In total, 4,797 cases were examined from 1990 to 2011. Over this time, the proportion of patients presenting with metastatic disease increased from 24 percent in 1990 to 44 percent in 2011. At the same time, palliative chemotherapy use increased from 5 percent to 36 percent. Younger patients and those of higher socioeconomic status had the largest increase in chemotherapy use, while older patients, those with linitis plastica and those with multiple metastases had lower chemotherapy use. Despite the significant increase in the use of chemotherapy, the median survival for patients was unchanged at 15 weeks in 1990 and 17 weeks in 2011 (P = 0.1).

Over this period, early treatment regimens like 5-fluorouracil (5FU) and FAM were largely replaced by combinations like Docetaxel/Cisplatin/5-FU (DCF), Cisplatin/Irinotecan, Epirubicin/Oxaliplatin/Capecitabine (EOX) and Carboplatin/Taxol. While response rates and palliative benefits have continued to improve, this has not translated into improved overall survival. This reflects a dilemma that has confronted medical oncologists for decades.

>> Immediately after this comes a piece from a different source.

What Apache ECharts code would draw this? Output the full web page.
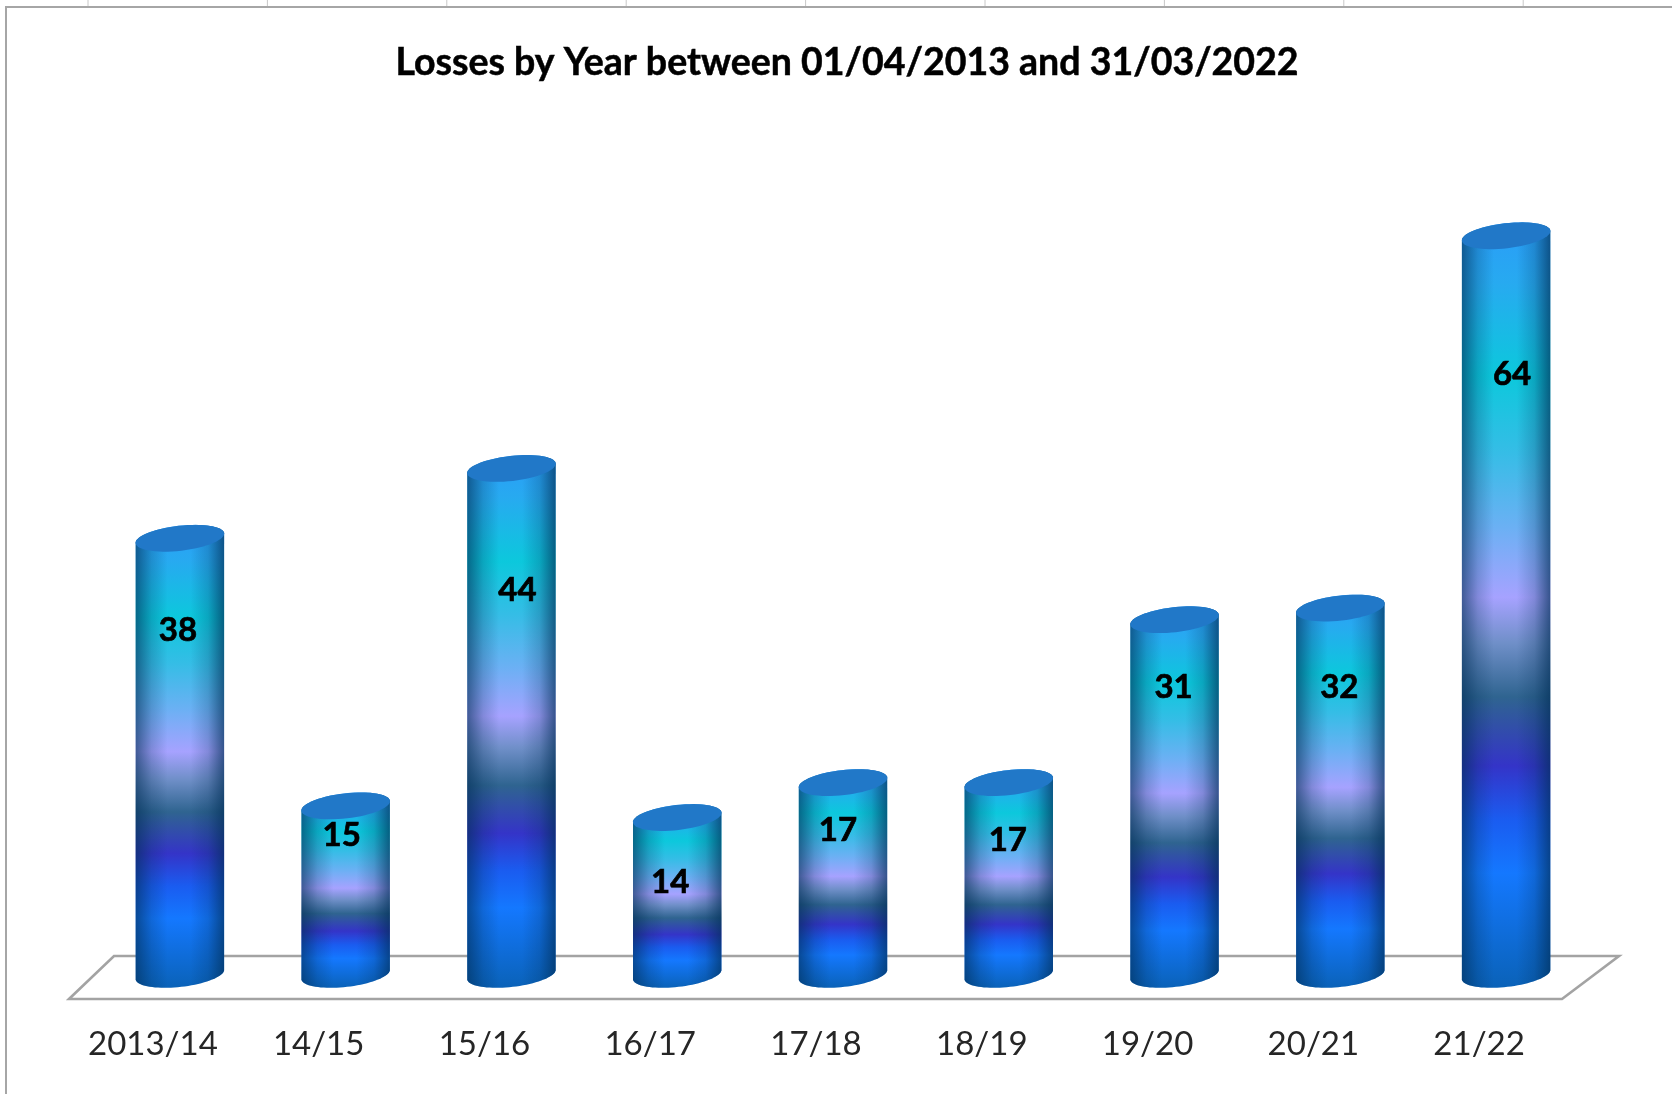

For many years, clinical trialists have held that one cannot assess the benefit of a treatment by comparing responders to non-responders. That is, time to progression and survival must compare all patients on a given treatment arm to those on the control arm. Their rationale was that “one must treat all patients to obtain the benefit seen in some.”  Put differently you cannot “cherry pick” your winners and losers. It was said that this proscription was needed to avoid selection bias. But as any medical or nonmedical person would recognize, people who respond to treatment do better than those who do not. Lacking the ability to identify responders upfront, these trialists have insisted upon a one-size-fits-all approach to the detriment of clinical therapeutics and drug development.

With the dawn of the molecular era we see chinks in the armor of these trial designs as investigators now question why everyone should receive a treatment if only a small percentage will benefit. In gastric cancer, HER2 over-expression, found in 20-25 percent of patients, is now routinely used to identify patients who will respond to trastuzumab. But what of the other 75-80 percent of patients who do not carry HER2 and for whom there are no widely used determinants of clinical response? Do the results of Bernard article suggest that these patients should not receive therapy?

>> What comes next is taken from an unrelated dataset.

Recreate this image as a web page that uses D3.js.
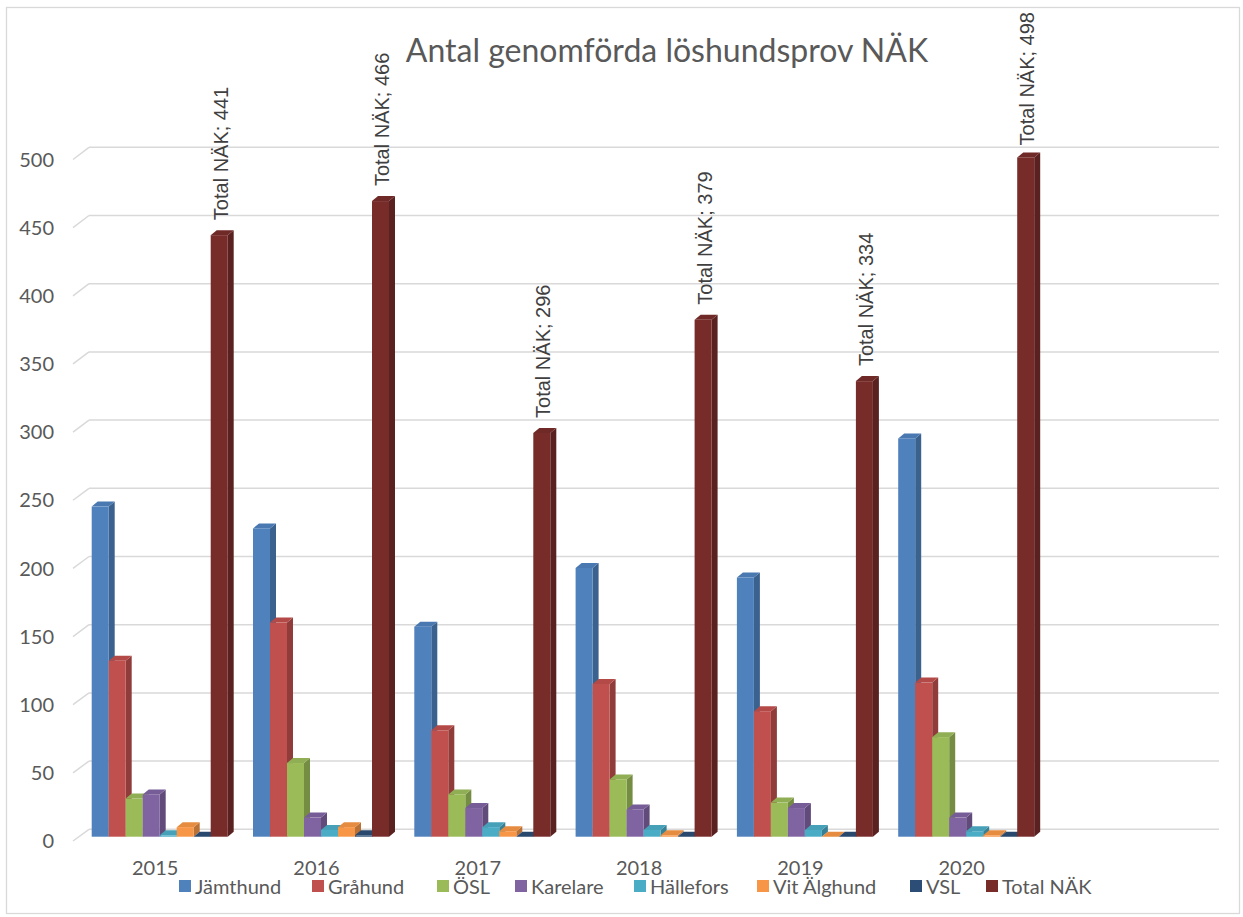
<!DOCTYPE html>
<html><head><meta charset="utf-8">
<script src="https://cdn.jsdelivr.net/npm/d3@7"></script>
<style>body{margin:0;background:#fff}svg{display:block}</style>
</head><body>
<svg id="c" width="1243" height="917"></svg>
<script>
const years = ["2015","2016","2017","2018","2019","2020"];
const seriesNames = ["Jämthund","Gråhund","ÖSL","Karelare","Hällefors","Vit Älghund","VSL","Total NÄK"];
const jamthund   = [242,226,154,197,190,292];
const grahund    = [129,157,78,112,92,113];
const osl        = [28,54,31,42,25,73];
const karelare   = [31,14,21,20,21,14];
const hallefors  = [1,5,7,5,5,4];
const vitAlghund = [7,7,4,1,0,1];
const vsl        = [0,1,0,0,0,0];
const totalNak   = [441,466,296,379,334,498];
const yTicks = [0,50,100,150,200,250,300,350,400,450,500];
const colors = ["#4F81BD","#C0504D","#9BBB59","#8064A2","#4BACC6","#F79646","#2C4D75","#772C2A"];

const seriesValues = [jamthund,grahund,osl,karelare,hallefors,vitAlghund,vsl,totalNak];
const svg = d3.select("#c");

// chart border
svg.append("rect").attr("x",6.5).attr("y",7.5).attr("width",1233).attr("height",906)
  .attr("fill","#fff").attr("stroke","#d9d9d9").attr("stroke-width",1.3);

// title
svg.append("text").attr("x",667).attr("y",62).attr("text-anchor","middle")
  .attr("font-family","Lato").attr("font-size",32).attr("fill","#595959")
  .text("Antal genomförda löshundsprov NÄK");

// scales
const yBar  = d3.scaleLinear().domain([0,500]).range([836.7,154.7]);
const yBack = d3.scaleLinear().domain([0,500]).range([829.3,147.3]);
const yFront= d3.scaleLinear().domain([0,500]).range([841,159.5]);
const x0 = d3.scaleBand().domain(years.concat([""])).range([79.05,79.05+7*161.3]);
const x1 = d3.scaleBand().domain(seriesNames).range([12.65,161.3-12.65]);

// gridlines (back wall + slanted side wall)
const grid = svg.append("g");
yTicks.forEach(v=>{
  grid.append("line").attr("x1",89).attr("x2",1219).attr("y1",yBack(v)).attr("y2",yBack(v))
    .attr("stroke","#d9d9d9").attr("stroke-width",1.5);
  grid.append("line").attr("x1",73).attr("x2",89).attr("y1",yFront(v)).attr("y2",yBack(v))
    .attr("stroke","#d9d9d9").attr("stroke-width",1.5);
  svg.append("text").attr("x",54).attr("y",yFront(v)).attr("dy","0.36em").attr("text-anchor","end")
    .attr("font-family","Lato").attr("font-size",20).attr("fill","#595959").text(v);
});

// category labels
years.forEach(yr=>{
  svg.append("text").attr("x",x0(yr)+x0.bandwidth()/2-4.5).attr("y",868).attr("dy","0.36em")
    .attr("text-anchor","middle").attr("font-family","Lato").attr("font-size",20)
    .attr("fill","#595959").text(yr);
});

// bars
const dx=6, dy=-5, w=x1.bandwidth();
const base = yBar(0);
const barsG = svg.append("g");
years.forEach((yr,i)=>{
  seriesNames.forEach((s,j)=>{
    const v = seriesValues[j][i];
    const x = x0(yr)+x1(s);
    const yt = yBar(v);
    const c = d3.color(colors[j]);
    const g = barsG.append("g");
    g.append("path").attr("d",`M${x+w},${yt}L${x+w+dx},${yt+dy}L${x+w+dx},${base+dy}L${x+w},${base}Z`)
      .attr("fill",c.darker(0.8));
    g.append("path").attr("d",`M${x},${yt}L${x+w},${yt}L${x+w+dx},${yt+dy}L${x+dx},${yt+dy}Z`)
      .attr("fill",c.darker(0.2));
    g.append("rect").attr("x",x).attr("y",yt).attr("width",w).attr("height",Math.max(0,base-yt))
      .attr("fill",colors[j]);
  });
  const xl = x0(yr)+x1("Total NÄK")+w;
  let ys = yBar(totalNak[i]) - 15;
  const lbl = svg.append("text").attr("font-family","Liberation Sans, Arial").attr("font-size",20)
    .attr("fill","#404040").text("Total NÄK; "+totalNak[i]);
  const len = lbl.node().getComputedTextLength();
  if (ys - len < 12) ys = 12 + len;
  lbl.attr("transform",`translate(${xl},${ys}) rotate(-90)`);
});

// legend
const legX = [179,312,437,515,634,757,910,986];
seriesNames.forEach((s,j)=>{
  svg.append("rect").attr("x",legX[j]).attr("y",880).attr("width",12).attr("height",12).attr("fill",colors[j]);
  svg.append("text").attr("x",legX[j]+16).attr("y",887).attr("dy","0.36em")
    .attr("font-family","Lato").attr("font-size",20).attr("fill","#595959").text(s);
});
</script>
</body></html>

The Bernard article offers an interesting insight into what may be the future of medical oncology. As cancer therapy is increasingly scrutinized, not only for response or palliation but also for overall survival, patients may soon be denied treatments unless the results of the therapy rise to this, the highest level of evidence, for the entire population of treated patients.

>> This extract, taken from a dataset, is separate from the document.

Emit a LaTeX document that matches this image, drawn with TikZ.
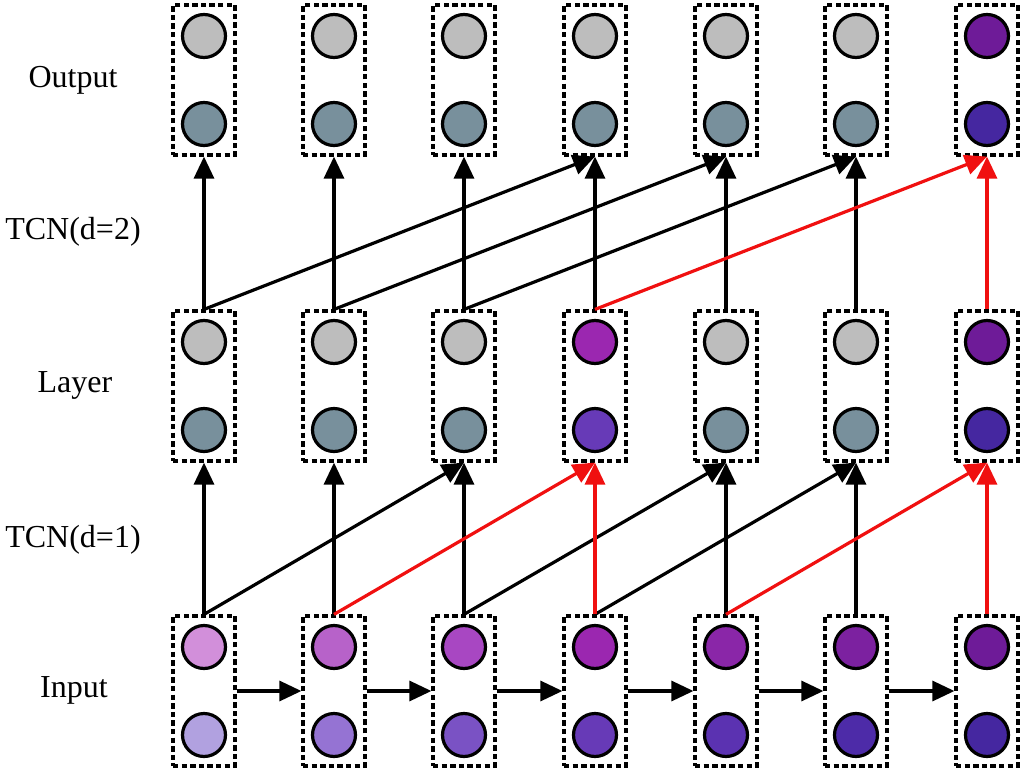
\documentclass[tikz,border=0pt]{standalone}
\usepackage{fontspec}
\setmainfont{Liberation Serif}
\usepackage{tikz}
\usetikzlibrary{arrows.meta,positioning}
\definecolor{dotgray}{HTML}{BDBDBD}
\definecolor{dotslate}{HTML}{78909C}
\definecolor{ptopa}{HTML}{D28FDA}
\definecolor{ptopb}{HTML}{B762C9}
\definecolor{ptopc}{HTML}{A847C2}
\definecolor{ptopd}{HTML}{9B27B0}
\definecolor{ptope}{HTML}{8A26A8}
\definecolor{ptopf}{HTML}{7C21A0}
\definecolor{ptopg}{HTML}{6E1B98}
\definecolor{pbota}{HTML}{B1A1E0}
\definecolor{pbotb}{HTML}{9573D3}
\definecolor{pbotc}{HTML}{7A52C4}
\definecolor{pbotd}{HTML}{673AB7}
\definecolor{pbote}{HTML}{5B32B1}
\definecolor{pbotf}{HTML}{4D2BA8}
\definecolor{pbotg}{HTML}{4527A0}
\definecolor{hotred}{HTML}{F01010}
\tikzset{
  cell/.style ={draw,dash pattern=on 2.7pt off 1.6pt,line width=1.6pt,
                minimum width=31pt,minimum height=75pt,inner sep=0pt},
  dot/.style  ={circle,draw,line width=1.6pt,minimum size=21.5pt,inner sep=0pt},
  link/.style ={-{Triangle[length=11pt,width=10pt]},line width=1.6pt,draw=black},
  hot/.style  ={link,draw=hotred},
  lbl/.style  ={font=\fontsize{16}{19}\selectfont}
}
\begin{document}
\begin{tikzpicture}[x=0.5pt,y=-0.5pt]
    \useasboundingbox (0,0) rectangle (1025,772);
    % row labels
    \node[lbl] (lout) at (73,80)  {Output};
    \node[lbl] (ltwo) at (73,232) {TCN(d=2)};
    \node[lbl] (llay) at (75,385) {Layer};
    \node[lbl] (lone) at (73,540) {TCN(d=1)};
    \node[lbl] (linp) at (74,690) {Input};
    % dashed cells
    \foreach \i/\x in {0/204,1/334,2/464,3/595,4/726,5/856,6/987} {
      \node[cell] (in\i)  at (\x,691) {};
      \node[cell] (lay\i) at (\x,386) {};
      \node[cell] (out\i) at (\x,80)  {};
    }
    % input dots
    \foreach \i/\ct/\cb in {0/ptopa/pbota,1/ptopb/pbotb,2/ptopc/pbotc,3/ptopd/pbotd,
                            4/ptope/pbote,5/ptopf/pbotf,6/ptopg/pbotg} {
      \node[dot,fill=\ct] (it\i) at ([yshift=22pt]in\i.center) {};
      \node[dot,fill=\cb] (ib\i) at ([yshift=-22pt]in\i.center) {};
    }
    % layer and output dots
    \foreach \i/\lt/\lb/\ot/\ob in {0/dotgray/dotslate/dotgray/dotslate,
                                    1/dotgray/dotslate/dotgray/dotslate,
                                    2/dotgray/dotslate/dotgray/dotslate,
                                    3/ptopd/pbotd/dotgray/dotslate,
                                    4/dotgray/dotslate/dotgray/dotslate,
                                    5/dotgray/dotslate/dotgray/dotslate,
                                    6/ptopg/pbotg/ptopg/pbotg} {
      \node[dot,fill=\lt] (lt\i) at ([yshift=22pt]lay\i.center) {};
      \node[dot,fill=\lb] (lb\i) at ([yshift=-22pt]lay\i.center) {};
      \node[dot,fill=\ot] (ot\i) at ([yshift=22pt]out\i.center) {};
      \node[dot,fill=\ob] (ob\i) at ([yshift=-22pt]out\i.center) {};
    }
    % input chain
    \foreach \i [evaluate=\i as \j using int(\i+1)] in {0,...,5}
      \draw[link] (in\i.east) -- (in\j.west);
    % TCN d=1
    \foreach \i in {0,1,2,4,5} \draw[link] (in\i.north) -- (lay\i.south);
    \foreach \i [evaluate=\i as \j using int(\i+2)] in {0,2,3}
      \draw[link] (in\i.north) -- (lay\j.south);
    \foreach \i in {3,6} \draw[hot] (in\i.north) -- (lay\i.south);
    \foreach \i [evaluate=\i as \j using int(\i+2)] in {1,4}
      \draw[hot] (in\i.north) -- (lay\j.south);
    % TCN d=2
    \foreach \i in {0,...,5} \draw[link] (lay\i.north) -- (out\i.south);
    \foreach \i [evaluate=\i as \j using int(\i+3)] in {0,1,2}
      \draw[link] (lay\i.north) -- (out\j.south);
    \draw[hot] (lay6.north) -- (out6.south);
    \draw[hot] (lay3.north) -- (out6.south);
\end{tikzpicture}
\end{document}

Would it not be preferable to use laboratory analyses, like the EVA-PCD®, to select among treatment candidates before subjecting all patients to the risk and expense of toxic chemotherapy? In this regard, the author’s comments are poignant: “Identification of the subgroup of patients which benefit from palliative chemotherapy is of the utmost importance to avoid unnecessary treatment.” As a laboratory investigator engaged in the field of drug selection science (functional profiling), I couldn’t agree more.